О голоде, хотя они голодают, очень мало, о том, что Цветаева рубит мебель на дрова – тоже. Зато в дневнике есть удивительные люди – ученики Вахтангова, красавец Юрий Завадский. Сонечка Голлидэй. Там много о том, кто в кого влюблен и очень мало о быте.
Талантливость дочери Цветаевой поразила в свое время Анну Ахматову, которая в ответ на письмо к ней Ариадны от 17/30 марта 1921 года писала:
«Милая Аля, Очень ты меня обрадовала и письмом и образком и стихами. Мне очень хочется приехать в Москву и посмотреть на тебя – какая ты, что в 8 лет так хорошо пишешь и все замечаешь. Моему сыну Левушке тоже 8 лет но он не умеет писать так интересно. Спасибо, дорогая Аля, за иконку. Целую тебя. Твоя Ахматова».
1922 год.
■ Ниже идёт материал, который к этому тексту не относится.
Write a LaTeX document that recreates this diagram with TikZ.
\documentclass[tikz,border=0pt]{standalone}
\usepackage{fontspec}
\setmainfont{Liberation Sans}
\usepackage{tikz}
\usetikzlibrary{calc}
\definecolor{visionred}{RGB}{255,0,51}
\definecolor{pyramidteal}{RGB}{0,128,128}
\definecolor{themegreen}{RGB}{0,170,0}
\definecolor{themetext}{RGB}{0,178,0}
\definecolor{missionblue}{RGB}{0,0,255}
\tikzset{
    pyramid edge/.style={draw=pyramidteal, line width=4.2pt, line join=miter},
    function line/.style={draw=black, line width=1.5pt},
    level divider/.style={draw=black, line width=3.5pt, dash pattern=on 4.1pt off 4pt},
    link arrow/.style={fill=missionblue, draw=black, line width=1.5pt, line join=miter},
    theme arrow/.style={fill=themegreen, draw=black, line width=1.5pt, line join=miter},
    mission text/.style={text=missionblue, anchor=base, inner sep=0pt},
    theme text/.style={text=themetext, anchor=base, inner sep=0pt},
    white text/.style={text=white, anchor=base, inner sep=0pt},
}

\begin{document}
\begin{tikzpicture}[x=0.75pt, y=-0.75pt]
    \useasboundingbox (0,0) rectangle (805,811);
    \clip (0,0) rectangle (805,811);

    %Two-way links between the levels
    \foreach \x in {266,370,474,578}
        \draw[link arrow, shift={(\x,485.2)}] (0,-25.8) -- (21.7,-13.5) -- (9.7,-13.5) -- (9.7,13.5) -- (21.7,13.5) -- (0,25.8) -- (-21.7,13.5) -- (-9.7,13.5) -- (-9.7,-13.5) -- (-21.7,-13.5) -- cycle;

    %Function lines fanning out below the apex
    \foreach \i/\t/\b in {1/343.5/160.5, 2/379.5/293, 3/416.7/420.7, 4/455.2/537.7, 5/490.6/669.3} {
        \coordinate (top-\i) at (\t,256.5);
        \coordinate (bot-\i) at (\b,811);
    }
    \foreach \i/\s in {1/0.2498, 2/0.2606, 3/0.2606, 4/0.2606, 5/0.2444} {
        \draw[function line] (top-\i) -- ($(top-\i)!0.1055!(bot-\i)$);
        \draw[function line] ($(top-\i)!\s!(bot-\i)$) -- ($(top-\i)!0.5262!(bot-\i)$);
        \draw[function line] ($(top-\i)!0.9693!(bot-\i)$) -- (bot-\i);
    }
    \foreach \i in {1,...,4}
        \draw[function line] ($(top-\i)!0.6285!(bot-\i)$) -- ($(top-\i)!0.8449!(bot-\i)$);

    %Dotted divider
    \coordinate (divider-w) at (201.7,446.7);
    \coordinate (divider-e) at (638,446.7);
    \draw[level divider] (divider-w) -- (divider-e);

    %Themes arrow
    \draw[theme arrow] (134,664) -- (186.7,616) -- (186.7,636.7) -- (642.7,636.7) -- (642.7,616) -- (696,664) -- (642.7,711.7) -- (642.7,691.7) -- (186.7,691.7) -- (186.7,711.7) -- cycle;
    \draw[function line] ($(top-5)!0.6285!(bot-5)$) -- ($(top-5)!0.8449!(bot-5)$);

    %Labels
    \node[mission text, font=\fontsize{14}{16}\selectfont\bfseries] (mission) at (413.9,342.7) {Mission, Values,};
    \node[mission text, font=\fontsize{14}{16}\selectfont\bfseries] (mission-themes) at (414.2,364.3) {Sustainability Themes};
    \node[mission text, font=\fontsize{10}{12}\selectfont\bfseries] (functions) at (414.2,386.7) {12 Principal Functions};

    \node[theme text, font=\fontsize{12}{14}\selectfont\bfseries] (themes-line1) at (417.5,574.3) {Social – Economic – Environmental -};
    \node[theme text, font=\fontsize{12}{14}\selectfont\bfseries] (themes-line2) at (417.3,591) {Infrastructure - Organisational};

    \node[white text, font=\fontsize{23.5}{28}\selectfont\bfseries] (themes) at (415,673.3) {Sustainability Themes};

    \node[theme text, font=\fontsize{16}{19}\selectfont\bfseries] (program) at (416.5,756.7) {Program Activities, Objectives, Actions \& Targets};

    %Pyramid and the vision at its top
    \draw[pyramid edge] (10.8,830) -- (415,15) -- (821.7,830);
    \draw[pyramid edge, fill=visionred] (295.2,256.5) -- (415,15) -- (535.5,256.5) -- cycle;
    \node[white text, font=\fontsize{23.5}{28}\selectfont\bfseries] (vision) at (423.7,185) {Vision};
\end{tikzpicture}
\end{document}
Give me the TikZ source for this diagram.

Нашелся Сергей, о встрече с которым Марина уже и не мечтала. Он за границей. Марина с Алей покидают Россию. Закончился мир Борисоглебского волшебного чердака.
Мой первый шаг! Мой первый путь / Не зреньем узнаю, а сердцем.
Ты ждал меня! о, дай вздохнуть, /Приотвори мне детства дверцу!
…Ты помнишь? Все, чем был богат /Ты отдал, щедр и неоплачен,
Мой первый дом, мой первый сад, / И солнце первое в придачу.
Так, откровеньями маня, /Путем младенческих прогулок
Ты ввел когда-то в жизнь меня, /Борисоглебский переулок!